■ **TASK INSTRUCTIONS**: Below are the records; give again exactly the lines from the one containing "Generate a Python" through the one containing "plt.rcParams['font.family'] = ['Noto", leaving out pictures.

■ **EXCERPTED RECORDS**:
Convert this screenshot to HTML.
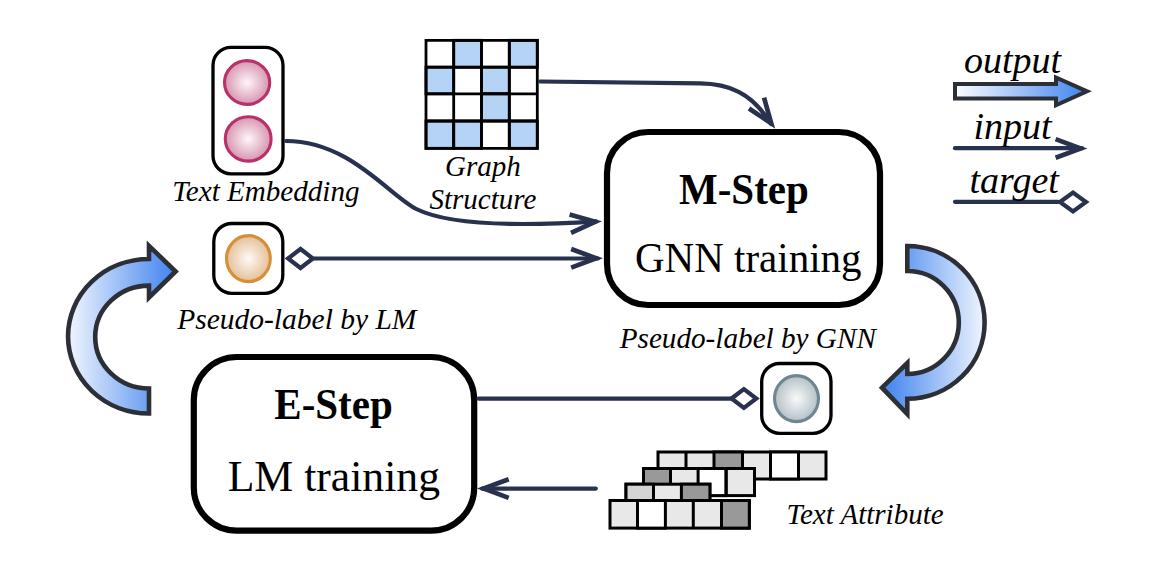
* * *
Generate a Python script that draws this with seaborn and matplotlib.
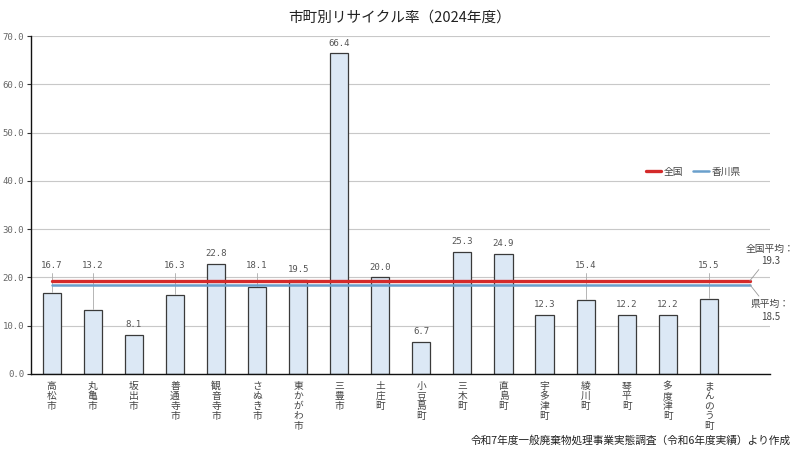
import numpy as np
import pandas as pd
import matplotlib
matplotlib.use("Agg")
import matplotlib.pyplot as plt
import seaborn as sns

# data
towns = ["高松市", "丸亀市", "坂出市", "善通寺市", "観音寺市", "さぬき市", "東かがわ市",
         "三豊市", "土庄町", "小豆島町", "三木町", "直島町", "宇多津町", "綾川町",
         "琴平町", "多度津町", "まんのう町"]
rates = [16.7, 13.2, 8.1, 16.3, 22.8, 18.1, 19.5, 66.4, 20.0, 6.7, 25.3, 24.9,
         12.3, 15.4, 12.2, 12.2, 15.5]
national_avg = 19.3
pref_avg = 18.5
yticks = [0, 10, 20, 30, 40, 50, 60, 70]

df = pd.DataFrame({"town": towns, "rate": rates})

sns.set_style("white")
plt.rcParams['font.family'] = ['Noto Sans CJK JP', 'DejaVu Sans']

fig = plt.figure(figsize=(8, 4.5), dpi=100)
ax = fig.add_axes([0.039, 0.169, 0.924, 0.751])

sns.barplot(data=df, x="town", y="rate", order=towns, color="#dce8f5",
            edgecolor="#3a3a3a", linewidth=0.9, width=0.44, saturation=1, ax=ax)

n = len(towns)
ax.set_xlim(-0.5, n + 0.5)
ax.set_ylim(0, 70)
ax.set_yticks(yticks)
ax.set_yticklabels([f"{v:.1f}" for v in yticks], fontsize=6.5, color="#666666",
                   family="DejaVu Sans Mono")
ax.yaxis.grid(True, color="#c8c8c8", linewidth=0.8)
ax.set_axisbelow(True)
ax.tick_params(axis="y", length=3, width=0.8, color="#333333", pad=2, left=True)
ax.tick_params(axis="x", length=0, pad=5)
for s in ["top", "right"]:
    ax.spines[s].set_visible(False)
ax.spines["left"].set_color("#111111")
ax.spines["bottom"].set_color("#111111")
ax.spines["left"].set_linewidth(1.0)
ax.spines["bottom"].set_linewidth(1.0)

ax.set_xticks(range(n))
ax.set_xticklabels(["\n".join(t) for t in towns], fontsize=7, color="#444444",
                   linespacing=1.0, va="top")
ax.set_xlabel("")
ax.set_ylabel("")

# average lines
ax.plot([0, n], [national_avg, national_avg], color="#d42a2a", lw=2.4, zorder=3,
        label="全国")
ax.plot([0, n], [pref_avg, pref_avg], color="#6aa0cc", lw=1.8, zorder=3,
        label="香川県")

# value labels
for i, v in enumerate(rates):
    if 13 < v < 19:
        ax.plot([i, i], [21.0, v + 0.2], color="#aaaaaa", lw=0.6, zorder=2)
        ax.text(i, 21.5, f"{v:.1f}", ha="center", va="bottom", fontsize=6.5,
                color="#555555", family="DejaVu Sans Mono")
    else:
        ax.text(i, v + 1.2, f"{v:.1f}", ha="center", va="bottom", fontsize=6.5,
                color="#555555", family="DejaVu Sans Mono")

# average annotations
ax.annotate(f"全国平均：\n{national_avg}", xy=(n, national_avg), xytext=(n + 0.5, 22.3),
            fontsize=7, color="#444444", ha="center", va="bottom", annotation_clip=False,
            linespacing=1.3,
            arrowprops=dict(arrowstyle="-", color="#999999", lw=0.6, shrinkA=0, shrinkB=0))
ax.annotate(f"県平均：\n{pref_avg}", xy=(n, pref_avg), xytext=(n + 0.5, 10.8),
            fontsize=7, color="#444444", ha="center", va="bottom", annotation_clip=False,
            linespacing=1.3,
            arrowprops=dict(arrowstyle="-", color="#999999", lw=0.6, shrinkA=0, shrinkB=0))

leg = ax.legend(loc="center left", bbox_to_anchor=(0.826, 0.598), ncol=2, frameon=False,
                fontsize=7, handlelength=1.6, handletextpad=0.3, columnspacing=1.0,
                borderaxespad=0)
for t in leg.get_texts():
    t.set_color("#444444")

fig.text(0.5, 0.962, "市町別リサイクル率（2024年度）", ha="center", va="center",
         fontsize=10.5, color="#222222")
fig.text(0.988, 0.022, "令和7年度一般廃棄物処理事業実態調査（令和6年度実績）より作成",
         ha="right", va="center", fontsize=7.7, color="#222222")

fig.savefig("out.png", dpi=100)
--
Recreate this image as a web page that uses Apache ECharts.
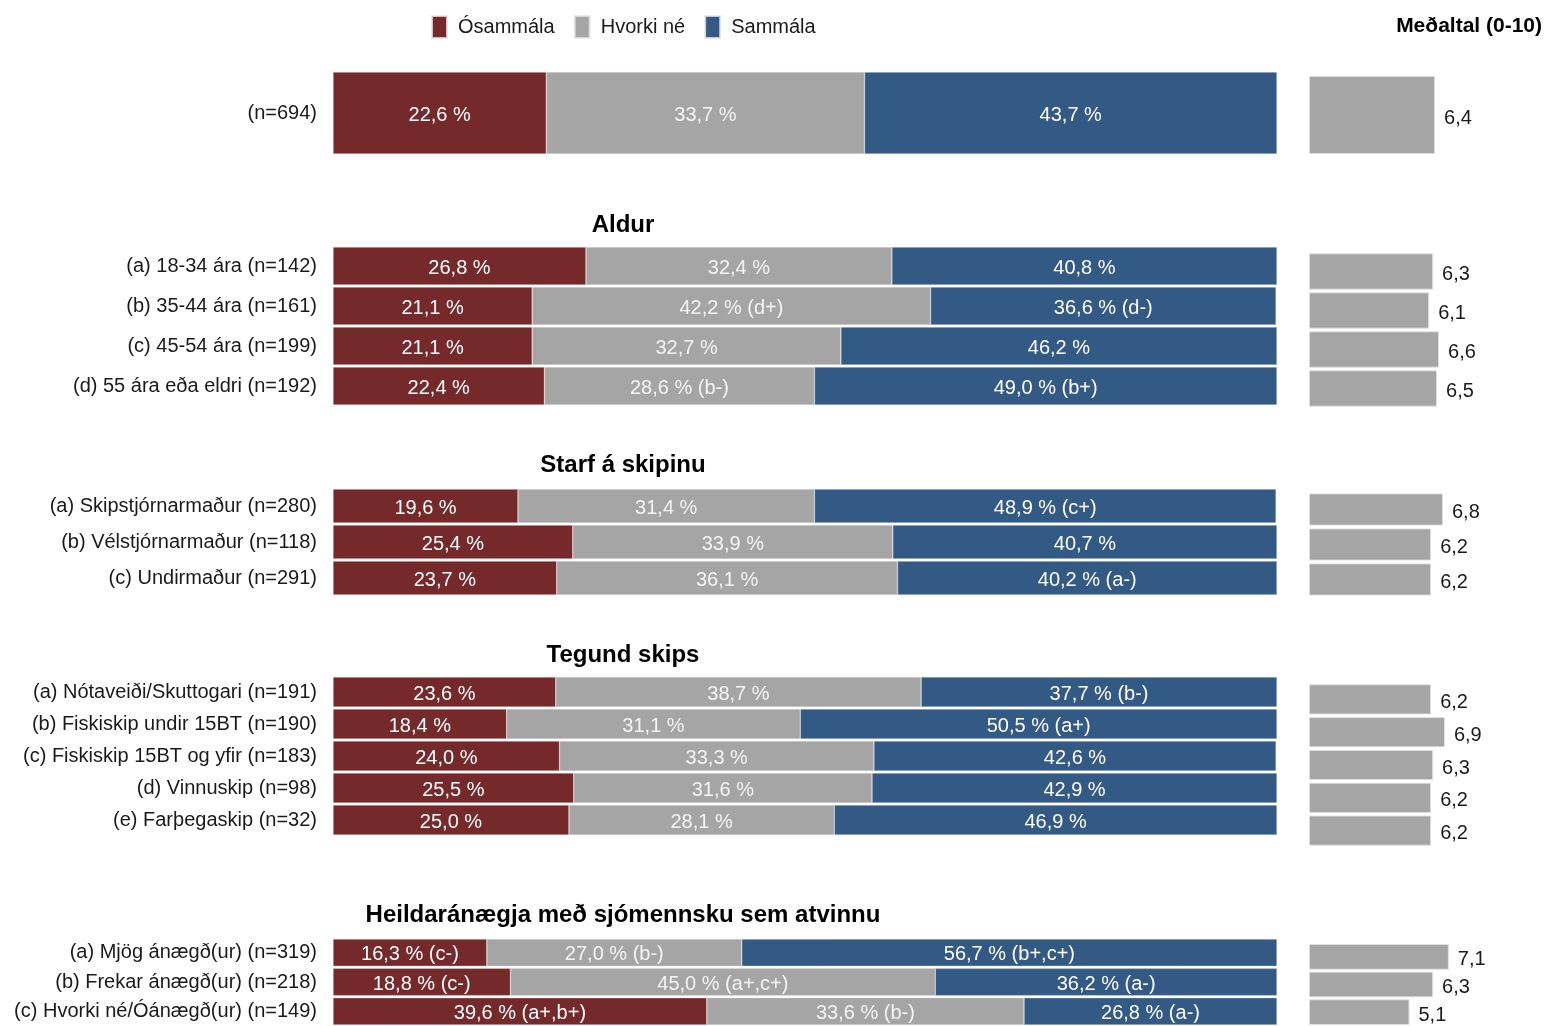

■ **TASK RESULT**:
Generate a Python script that draws this with seaborn and matplotlib.
import numpy as np
import pandas as pd
import matplotlib
matplotlib.use("Agg")
import matplotlib.pyplot as plt
import seaborn as sns

# data
towns = ["高松市", "丸亀市", "坂出市", "善通寺市", "観音寺市", "さぬき市", "東かがわ市",
         "三豊市", "土庄町", "小豆島町", "三木町", "直島町", "宇多津町", "綾川町",
         "琴平町", "多度津町", "まんのう町"]
rates = [16.7, 13.2, 8.1, 16.3, 22.8, 18.1, 19.5, 66.4, 20.0, 6.7, 25.3, 24.9,
         12.3, 15.4, 12.2, 12.2, 15.5]
national_avg = 19.3
pref_avg = 18.5
yticks = [0, 10, 20, 30, 40, 50, 60, 70]

df = pd.DataFrame({"town": towns, "rate": rates})

sns.set_style("white")
plt.rcParams['font.family'] = ['Noto Sans CJK JP', 'DejaVu Sans']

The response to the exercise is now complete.